We also know that low-noise equipment sells. Europe is ahead of us in this regard. Germany’s Blue Angel program is one example–ranking equipment for noise much like we evaluate fuel efficiency for cars or electricity consumption for household appliances. And then encouraging manufacturers to market and contractors to buy the quiet equipment.
I also like the idea of developing maintenance guides for equipment purchasers. If contractors maintain equipment properly, that can reduce noise as well.
Initiatives like this–involving federal authorities such as the Army Corps of Engineers, manufacturers, unions and contractors–can effect significant changes more rapidly than rulemaking. I encourage you to keep pursuing them.
OSHA is also looking at hearing loss as part of its recordkeeping rule revision. When we publish a final recordkeeping rule this summer, you will see a new emphasis on recording hearing loss.
We know that hearing loss is seldom recorded. So the best estimates we have represent an undercount. In 1997, employers reported that fewer than 500 workers experienced hearing losses that required them to take time off work. Clearly this approach doesn’t come close to capturing the real extent of the problem. We hope that the new recordkeeping requirements, which take effect next January, will improve reporting and improve the statistics from BLS.
Another goal of mine is to expand OSHA’s ability to provide outreach and education. We know we need to do more to help employers who want to do the right thing.

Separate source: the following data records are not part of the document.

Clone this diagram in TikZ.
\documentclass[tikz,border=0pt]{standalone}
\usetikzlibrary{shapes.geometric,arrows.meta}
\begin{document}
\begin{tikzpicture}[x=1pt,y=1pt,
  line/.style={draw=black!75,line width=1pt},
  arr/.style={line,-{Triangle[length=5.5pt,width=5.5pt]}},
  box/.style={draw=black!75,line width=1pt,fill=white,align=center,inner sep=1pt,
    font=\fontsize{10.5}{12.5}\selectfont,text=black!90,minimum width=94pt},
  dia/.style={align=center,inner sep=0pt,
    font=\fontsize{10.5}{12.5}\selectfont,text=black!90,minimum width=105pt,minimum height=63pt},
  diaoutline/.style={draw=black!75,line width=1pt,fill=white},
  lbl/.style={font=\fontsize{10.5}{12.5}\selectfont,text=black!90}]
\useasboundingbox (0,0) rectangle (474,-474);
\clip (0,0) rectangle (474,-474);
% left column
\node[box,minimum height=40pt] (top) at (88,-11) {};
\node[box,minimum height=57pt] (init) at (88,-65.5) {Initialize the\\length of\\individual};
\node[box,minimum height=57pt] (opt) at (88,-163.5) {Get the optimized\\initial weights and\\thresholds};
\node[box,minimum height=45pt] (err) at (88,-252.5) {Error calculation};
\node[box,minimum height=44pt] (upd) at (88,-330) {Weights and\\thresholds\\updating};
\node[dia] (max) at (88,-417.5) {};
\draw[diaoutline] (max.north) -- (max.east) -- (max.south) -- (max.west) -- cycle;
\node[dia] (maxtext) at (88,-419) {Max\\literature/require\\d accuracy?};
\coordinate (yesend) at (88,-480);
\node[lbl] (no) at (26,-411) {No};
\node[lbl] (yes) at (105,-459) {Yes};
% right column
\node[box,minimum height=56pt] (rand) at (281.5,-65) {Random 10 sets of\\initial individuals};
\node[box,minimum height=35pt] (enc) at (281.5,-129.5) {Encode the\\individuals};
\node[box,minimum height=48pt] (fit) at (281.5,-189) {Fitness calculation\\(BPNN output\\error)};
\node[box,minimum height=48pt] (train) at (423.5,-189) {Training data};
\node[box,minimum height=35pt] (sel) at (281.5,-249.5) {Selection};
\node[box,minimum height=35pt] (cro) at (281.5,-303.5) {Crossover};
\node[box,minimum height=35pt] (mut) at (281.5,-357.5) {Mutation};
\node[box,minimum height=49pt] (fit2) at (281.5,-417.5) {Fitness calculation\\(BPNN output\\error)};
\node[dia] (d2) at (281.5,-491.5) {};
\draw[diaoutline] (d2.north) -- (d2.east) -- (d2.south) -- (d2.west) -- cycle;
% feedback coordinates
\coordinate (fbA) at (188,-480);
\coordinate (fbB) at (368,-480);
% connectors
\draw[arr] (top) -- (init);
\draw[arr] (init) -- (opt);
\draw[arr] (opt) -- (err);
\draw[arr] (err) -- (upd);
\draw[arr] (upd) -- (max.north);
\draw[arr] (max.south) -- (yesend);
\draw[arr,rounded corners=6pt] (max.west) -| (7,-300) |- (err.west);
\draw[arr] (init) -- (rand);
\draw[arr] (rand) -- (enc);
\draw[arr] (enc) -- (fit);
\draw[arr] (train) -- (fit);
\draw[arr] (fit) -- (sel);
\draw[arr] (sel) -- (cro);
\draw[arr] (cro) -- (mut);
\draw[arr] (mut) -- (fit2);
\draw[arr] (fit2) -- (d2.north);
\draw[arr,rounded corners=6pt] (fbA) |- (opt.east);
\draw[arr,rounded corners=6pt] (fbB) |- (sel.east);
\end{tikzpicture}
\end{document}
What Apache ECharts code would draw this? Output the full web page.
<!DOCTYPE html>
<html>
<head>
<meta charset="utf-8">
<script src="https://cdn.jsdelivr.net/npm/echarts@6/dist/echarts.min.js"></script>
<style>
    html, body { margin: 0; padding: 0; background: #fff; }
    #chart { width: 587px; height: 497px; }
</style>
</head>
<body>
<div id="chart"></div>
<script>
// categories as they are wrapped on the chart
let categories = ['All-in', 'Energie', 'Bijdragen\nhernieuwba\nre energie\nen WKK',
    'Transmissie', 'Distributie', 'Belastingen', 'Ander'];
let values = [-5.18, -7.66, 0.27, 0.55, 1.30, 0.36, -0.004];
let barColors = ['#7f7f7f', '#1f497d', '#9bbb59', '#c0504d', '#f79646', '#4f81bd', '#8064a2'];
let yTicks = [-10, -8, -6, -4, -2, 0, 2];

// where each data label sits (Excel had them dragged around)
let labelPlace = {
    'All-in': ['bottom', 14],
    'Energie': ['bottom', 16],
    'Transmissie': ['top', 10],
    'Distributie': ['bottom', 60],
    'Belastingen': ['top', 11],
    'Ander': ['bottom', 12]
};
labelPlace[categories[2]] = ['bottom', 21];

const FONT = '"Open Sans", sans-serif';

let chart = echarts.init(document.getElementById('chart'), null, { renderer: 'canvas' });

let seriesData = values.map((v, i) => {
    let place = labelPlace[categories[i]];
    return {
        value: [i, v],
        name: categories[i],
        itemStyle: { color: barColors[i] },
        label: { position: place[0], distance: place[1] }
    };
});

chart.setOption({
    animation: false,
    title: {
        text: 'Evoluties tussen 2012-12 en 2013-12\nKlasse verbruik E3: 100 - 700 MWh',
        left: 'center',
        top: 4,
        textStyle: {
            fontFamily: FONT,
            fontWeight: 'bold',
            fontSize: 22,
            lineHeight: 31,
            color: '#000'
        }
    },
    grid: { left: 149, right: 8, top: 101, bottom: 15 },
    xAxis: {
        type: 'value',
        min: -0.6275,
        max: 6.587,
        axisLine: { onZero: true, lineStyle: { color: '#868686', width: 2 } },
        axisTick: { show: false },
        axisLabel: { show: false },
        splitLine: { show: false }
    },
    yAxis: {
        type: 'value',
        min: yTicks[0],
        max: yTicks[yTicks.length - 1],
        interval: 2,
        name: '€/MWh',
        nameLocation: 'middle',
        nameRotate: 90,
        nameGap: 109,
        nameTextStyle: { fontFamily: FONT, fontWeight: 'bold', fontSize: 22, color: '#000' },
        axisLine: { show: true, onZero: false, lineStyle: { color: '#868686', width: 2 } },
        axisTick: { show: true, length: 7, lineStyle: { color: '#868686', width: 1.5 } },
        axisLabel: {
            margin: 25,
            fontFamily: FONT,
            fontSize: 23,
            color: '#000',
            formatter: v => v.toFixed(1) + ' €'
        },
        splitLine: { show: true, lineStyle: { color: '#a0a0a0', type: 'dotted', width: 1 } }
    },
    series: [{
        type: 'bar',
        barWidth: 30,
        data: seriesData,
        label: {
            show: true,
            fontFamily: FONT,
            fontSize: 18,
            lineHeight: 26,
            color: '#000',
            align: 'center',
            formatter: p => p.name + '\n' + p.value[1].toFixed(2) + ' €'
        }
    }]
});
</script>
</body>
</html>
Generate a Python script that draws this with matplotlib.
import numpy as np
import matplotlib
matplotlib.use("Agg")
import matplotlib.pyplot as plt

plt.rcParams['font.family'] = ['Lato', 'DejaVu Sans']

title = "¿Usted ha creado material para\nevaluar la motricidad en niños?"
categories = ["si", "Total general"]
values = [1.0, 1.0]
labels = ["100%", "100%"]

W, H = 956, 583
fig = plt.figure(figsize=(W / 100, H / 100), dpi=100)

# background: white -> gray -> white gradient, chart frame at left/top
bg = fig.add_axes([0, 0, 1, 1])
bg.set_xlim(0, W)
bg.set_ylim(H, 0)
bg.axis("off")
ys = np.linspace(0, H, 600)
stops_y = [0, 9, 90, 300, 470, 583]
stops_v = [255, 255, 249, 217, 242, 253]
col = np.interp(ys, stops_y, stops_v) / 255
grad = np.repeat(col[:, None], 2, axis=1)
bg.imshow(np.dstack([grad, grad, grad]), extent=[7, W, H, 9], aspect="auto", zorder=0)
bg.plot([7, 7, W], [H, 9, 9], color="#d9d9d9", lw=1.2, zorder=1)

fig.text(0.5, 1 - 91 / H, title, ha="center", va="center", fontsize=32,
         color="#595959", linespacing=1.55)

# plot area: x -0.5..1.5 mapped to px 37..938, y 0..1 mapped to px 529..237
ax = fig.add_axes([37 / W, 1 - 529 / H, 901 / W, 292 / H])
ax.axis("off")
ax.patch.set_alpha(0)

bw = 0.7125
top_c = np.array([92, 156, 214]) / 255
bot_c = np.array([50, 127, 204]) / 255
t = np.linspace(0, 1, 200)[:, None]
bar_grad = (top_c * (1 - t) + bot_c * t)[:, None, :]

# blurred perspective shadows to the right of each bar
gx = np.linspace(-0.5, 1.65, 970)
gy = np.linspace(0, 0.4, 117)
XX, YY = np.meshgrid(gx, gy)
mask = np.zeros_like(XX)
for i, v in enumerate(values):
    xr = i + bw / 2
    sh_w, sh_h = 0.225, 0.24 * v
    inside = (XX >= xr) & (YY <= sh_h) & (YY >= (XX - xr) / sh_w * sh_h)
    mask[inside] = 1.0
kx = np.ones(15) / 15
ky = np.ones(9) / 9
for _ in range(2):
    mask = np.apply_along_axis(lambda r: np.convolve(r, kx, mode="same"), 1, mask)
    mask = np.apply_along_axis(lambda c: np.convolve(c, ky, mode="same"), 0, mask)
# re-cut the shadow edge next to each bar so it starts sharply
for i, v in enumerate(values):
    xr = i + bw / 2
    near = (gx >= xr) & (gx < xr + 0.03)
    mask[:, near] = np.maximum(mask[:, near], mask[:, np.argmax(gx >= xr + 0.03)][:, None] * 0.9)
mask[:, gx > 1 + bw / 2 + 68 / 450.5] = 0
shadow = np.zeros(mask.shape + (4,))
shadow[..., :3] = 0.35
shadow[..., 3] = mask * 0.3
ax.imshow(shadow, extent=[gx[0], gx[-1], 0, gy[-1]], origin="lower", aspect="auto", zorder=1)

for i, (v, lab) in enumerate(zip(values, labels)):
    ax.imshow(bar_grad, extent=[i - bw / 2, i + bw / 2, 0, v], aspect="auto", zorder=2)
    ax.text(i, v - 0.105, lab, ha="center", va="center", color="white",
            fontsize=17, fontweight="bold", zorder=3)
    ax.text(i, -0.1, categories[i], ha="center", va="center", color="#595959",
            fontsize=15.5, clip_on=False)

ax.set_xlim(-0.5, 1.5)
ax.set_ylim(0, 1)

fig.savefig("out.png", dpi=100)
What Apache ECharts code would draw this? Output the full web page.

With additional funds in 1999 and this year, OSHA has added 44 new compliance assistance officers in its area offices. These specialists are the point of contact for employers and employees looking for information on workplace safety and health or seeking specific training, like help in reducing noise on a construction site.
The President’s budget for 2001 includes a $12 million increase for outreach and education, including more staffers dedicated to compliance assistance. This will enable OSHA to put a compliance assistance specialist in every area office as well as fund development of training and outreach materials for these staffers to use. That means that virtually every business covered by federal OSHA will have someone nearby to call for help. And we will be encouraging them to do that.
Excessive noise is a problem that affects more Americans than any other occupational injury. It’s also harder to address than almost any other hazard on construction sites.
But it’s a critical issue. How many retired construction workers miss their grandchildren’s first words because their hearing has been damaged during a lifetime devoted to building for others? Too many.
Together we can find solutions to send every construction worker home whole, healthy–and hearing well. I applaud your bringing this issue to the forefront. And I promise to work with you.